<<<<
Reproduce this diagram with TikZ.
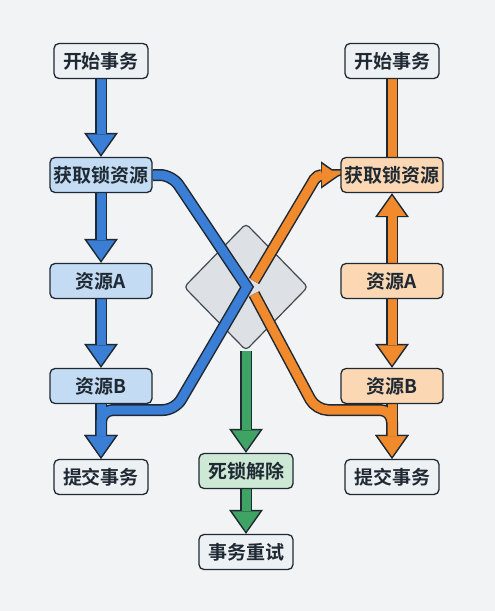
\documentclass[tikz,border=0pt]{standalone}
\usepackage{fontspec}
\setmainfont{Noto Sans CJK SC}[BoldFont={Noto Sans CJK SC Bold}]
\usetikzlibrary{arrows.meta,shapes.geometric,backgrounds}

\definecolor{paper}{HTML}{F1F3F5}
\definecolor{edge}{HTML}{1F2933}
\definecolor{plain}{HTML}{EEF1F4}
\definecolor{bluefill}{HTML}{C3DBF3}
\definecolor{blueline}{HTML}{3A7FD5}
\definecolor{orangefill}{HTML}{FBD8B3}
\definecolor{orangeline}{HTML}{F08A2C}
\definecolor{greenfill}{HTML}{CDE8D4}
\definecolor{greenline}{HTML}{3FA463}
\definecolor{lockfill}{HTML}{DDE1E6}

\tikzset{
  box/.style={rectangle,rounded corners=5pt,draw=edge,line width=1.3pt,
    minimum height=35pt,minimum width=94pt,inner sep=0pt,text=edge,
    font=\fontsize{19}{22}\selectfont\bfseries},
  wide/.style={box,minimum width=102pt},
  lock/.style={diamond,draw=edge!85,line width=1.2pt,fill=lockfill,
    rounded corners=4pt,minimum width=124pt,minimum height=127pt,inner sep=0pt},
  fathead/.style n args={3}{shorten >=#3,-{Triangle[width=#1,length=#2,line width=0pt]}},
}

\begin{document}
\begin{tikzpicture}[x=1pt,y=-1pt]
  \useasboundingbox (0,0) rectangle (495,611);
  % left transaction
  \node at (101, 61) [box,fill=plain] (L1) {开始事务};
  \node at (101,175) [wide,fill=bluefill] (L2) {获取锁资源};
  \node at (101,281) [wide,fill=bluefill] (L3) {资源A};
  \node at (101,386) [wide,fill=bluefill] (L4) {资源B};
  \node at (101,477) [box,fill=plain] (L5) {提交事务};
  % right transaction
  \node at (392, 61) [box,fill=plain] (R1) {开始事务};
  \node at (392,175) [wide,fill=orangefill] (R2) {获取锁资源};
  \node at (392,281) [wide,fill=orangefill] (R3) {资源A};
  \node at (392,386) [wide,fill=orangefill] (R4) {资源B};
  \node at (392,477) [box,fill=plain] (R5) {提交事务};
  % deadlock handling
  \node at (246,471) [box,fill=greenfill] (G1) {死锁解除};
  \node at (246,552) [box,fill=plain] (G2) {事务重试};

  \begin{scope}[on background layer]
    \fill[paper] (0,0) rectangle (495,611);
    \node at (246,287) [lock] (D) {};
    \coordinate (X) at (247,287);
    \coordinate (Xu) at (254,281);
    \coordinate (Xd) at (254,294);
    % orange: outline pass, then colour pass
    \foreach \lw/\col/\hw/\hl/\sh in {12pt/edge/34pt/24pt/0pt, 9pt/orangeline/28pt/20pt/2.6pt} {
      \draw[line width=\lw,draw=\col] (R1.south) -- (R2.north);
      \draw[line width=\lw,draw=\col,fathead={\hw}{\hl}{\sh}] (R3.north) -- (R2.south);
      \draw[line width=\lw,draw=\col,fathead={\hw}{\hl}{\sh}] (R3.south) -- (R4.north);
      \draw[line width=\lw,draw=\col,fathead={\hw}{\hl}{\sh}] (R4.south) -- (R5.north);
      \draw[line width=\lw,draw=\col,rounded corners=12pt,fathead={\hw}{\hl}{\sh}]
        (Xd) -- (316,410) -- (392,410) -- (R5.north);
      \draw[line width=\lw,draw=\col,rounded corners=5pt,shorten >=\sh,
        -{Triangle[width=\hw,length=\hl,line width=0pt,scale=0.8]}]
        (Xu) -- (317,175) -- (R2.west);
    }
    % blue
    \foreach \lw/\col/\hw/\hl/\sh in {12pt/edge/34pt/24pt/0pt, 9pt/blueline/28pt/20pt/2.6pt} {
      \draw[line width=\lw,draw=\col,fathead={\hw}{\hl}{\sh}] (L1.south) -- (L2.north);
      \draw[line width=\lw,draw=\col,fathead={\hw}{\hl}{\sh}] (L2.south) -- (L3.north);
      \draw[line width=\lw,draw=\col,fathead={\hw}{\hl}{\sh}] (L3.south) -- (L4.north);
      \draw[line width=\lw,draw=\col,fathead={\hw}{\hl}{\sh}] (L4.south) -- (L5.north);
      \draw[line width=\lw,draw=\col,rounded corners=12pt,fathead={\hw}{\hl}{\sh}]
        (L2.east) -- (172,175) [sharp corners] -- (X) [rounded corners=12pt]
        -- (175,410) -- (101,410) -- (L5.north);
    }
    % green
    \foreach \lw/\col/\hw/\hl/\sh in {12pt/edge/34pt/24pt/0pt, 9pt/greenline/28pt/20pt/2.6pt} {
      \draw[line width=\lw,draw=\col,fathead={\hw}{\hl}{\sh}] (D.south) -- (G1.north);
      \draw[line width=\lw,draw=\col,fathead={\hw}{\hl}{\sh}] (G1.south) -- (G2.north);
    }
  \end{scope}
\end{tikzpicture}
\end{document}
>>>>
<<<<
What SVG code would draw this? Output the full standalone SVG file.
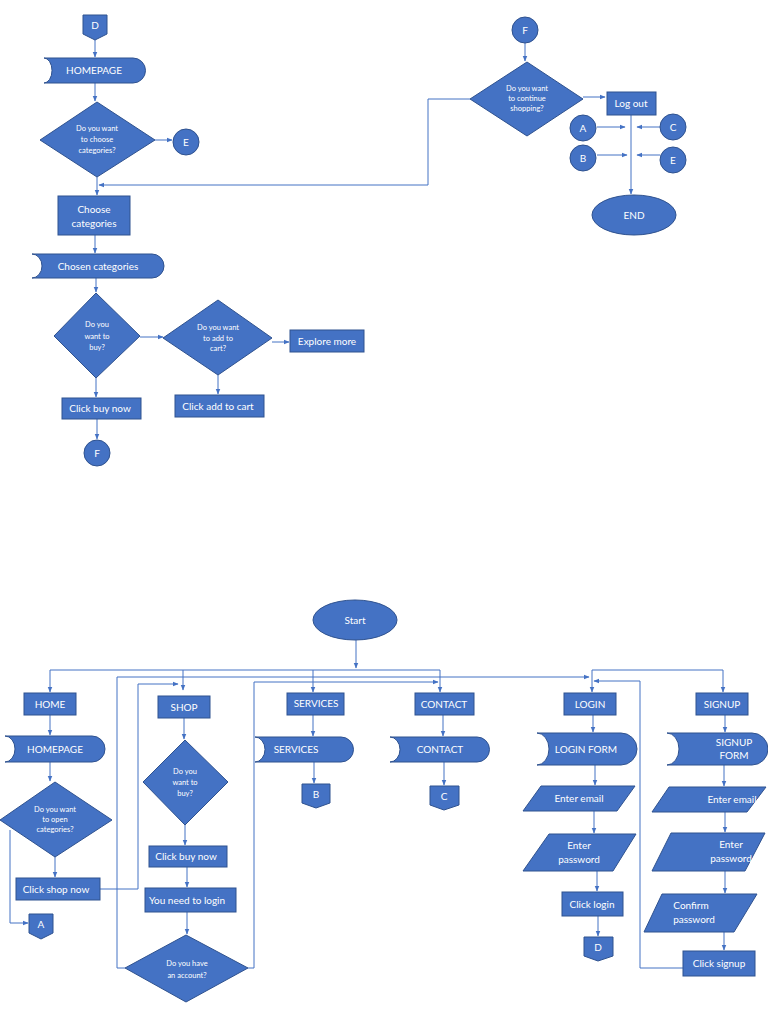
>>>>
GIVEN TASK:
Gather each line from the entries above that includes the word "standalone".

THE REPLY:
\documentclass[tikz,border=0pt]{standalone}
What SVG code would draw this? Output the full standalone SVG file.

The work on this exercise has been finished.